The idea that a sudden power steering failure will cause the steering wheel to lock while driving is a common but incorrect concern. Steering lock and power steering assist are two entirely separate mechanical systems designed for different purposes. A loss of power assist will make the steering wheel extremely difficult to turn, but the physical connection between the wheel and the tires remains fully functional. This distinction is important because while the experience of fighting the wheel can feel like a lock-up, the vehicle is still maneuverable, which allows the driver to maintain control and safely pull over. This article clarifies the difference between these two systems, provides actionable steps for drivers, and explains the underlying mechanical causes of assist failure.
Steering Assist Failure Versus Steering Lock
The power steering assist system, whether hydraulic or electric, is designed only to reduce the physical effort required to turn the wheels. When this system fails, the driver loses the assistance that multiplies their input, but they do not lose the ability to steer the vehicle. The steering components, which include the steering column, rack-and-pinion gear set, and tie rods, are still mechanically linked to the front wheels.
When the assist fails, the steering instantly reverts to a manual system, which requires significantly more force from the driver. Turning the wheel at low speeds or when the car is stationary becomes a strenuous task, demanding strength comparable to driving a vehicle from the 1950s that was not equipped with power steering. At higher speeds, the effort required to make minor adjustments is lower, but the resistance is still pronounced. The system’s inability to lock while in motion is a fundamental safety feature, ensuring that a mechanical or electrical failure does not result in a complete loss of control.
Immediate Action When Assist is Lost
Experiencing a sudden loss of power steering assist requires an immediate and composed reaction from the driver. The first action should be to grip the steering wheel firmly with both hands to prepare for the heavy resistance that is now present. The vehicle is still steerable, so the immediate task is to maintain the current path and begin slowing down gradually.
The next step involves easing off the accelerator and slowing the vehicle to a manageable speed. At lower speeds, especially under 10 mph, turning the wheel will require the maximum physical effort, so it is better to manage the steering at a moderate speed before attempting to pull off the road. Once a safe location is spotted, the driver should signal their intentions and use smooth, deliberate steering inputs to guide the vehicle to the shoulder or a parking area. Avoid aggressive, rapid turns that can be difficult to execute with the increased resistance of manual steering.

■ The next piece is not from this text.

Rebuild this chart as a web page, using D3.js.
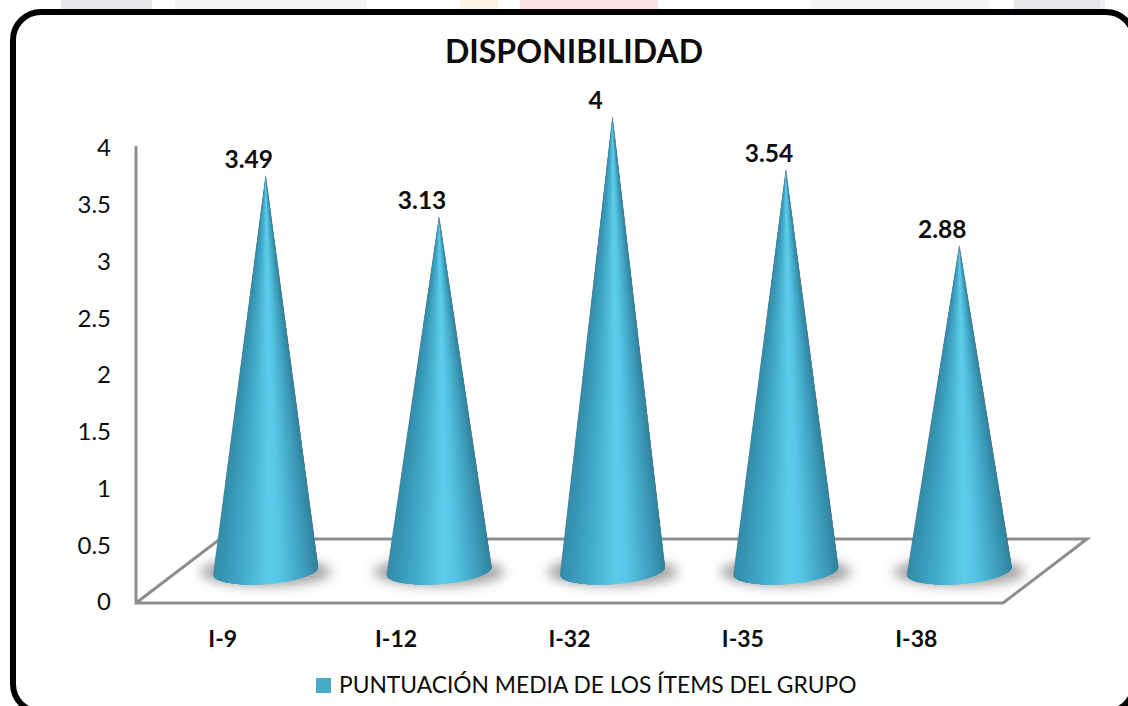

How the Anti-Theft Steering Lock Works
The mechanism that physically locks the steering wheel is entirely separate from the power steering system and functions exclusively as an anti-theft measure. This mechanical lock is deliberately engineered to engage only when the vehicle is stationary and the ignition is moved to the “off” or “lock” position, or when the key is removed. The mechanism operates using a small, hardened metal pin housed within the steering column assembly.
When the lock is engaged, this pin extends into a specific notch or slot on the steering shaft, preventing the shaft from rotating. In vehicles with a traditional key, the physical turning of the key barrel controls the movement of this pin, ensuring it is retracted and disengaged when the ignition is in the “run” position. Modern vehicles with keyless ignition systems use an electronic actuator to perform the same function, but the underlying principle is a physical barrier that is only authorized to deploy when the car is not operational.
Reasons Power Steering Assist Stops Working
The causes of power steering assist failure vary depending on whether the vehicle uses a hydraulic or an electric system. Hydraulic power steering systems rely on a pump driven by the engine’s serpentine belt to pressurize fluid. Failure in this system often stems from a mechanical issue, such as a worn or broken serpentine belt, which immediately stops the pump from operating.
Fluid-related problems are also common in hydraulic systems, including low fluid levels caused by leaks in the hoses, seals, or the steering rack itself. Insufficient fluid prevents the pump from generating the required hydraulic pressure, resulting in a sudden drop in assist. In contrast, Electric Power Steering (EPS) systems use an electric motor and sensors to provide assistance, meaning their failures are electrical in nature. These issues often involve a blown fuse, a malfunctioning steering angle sensor that fails to read driver input, or a complete failure of the electric motor or control module.